Lo más conmovedor de esta parte es que Lewis no escribe desde la victoria, sino desde la fidelidad. La fe que vuelve no es la de antes, sino una más vulnerable, más delgada, pero también más real. Ya no se trata de entender a Dios, sino de seguir buscándolo incluso cuando duele. “Amar —nos recuerda— es estar expuesto. Y sufrir por amor no es fracaso: es señal de que fue verdadero». Para quienes están atravesando una pérdida, este libro no ofrece consuelo fácil. Pero sí ofrece verdad, y eso a veces consuela más que cualquier frase reconfortante. Lewis no promete que todo mejorará. Promete que no estás solo. Que otros también han gritado, dudado, llorado. Y que hay caminos, lentos pero ciertos, hacia una forma nueva de vivir con la ausencia.

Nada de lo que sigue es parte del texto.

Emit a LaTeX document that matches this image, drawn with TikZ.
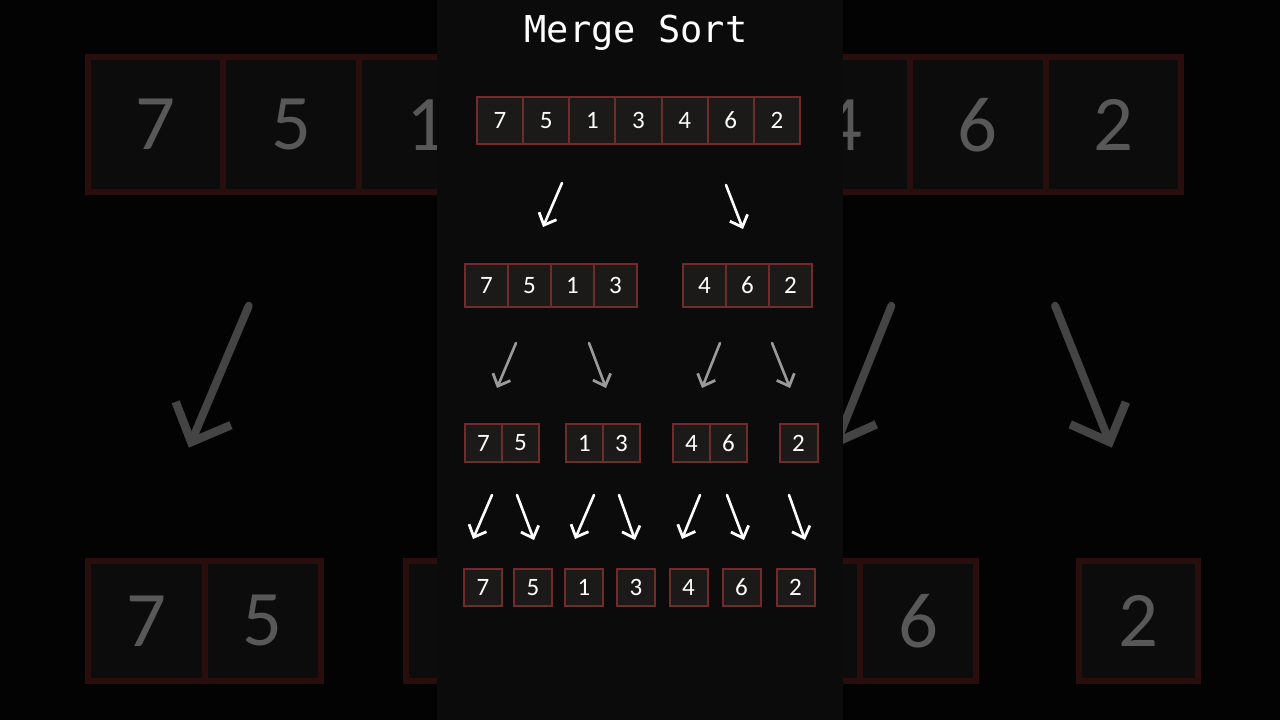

Cuando el alma escribe con lágrimas
Escribir desde el dolor verdadero exige coraje. C.S. Lewis lo tuvo. En Una pena en observación no nos enseñó a superar la pena, sino a atravesarla sin negarla. Nos mostró que incluso los corazones creyentes tiemblan. Que incluso los sabios se quiebran. Y que incluso en la oscuridad, puede haber fidelidad. Quizá tú, lector o lectora, estés hoy atravesando una pérdida. O tal vez te duela algo que no puedes nombrar del todo. Si es así, este encuentro es para ti. No pretende explicarte nada, sólo decirte: no estás solo(a). La pena no es un error. Es la marca de haber amado. Y aunque parezca interminable, tiene un ritmo, una respiración, una manera de irse acomodando con el tiempo. A veces, lo más valiente que puedes hacer es simplemente seguir de pie, aunque sea temblando. Lewis lo hizo. Tú también puedes.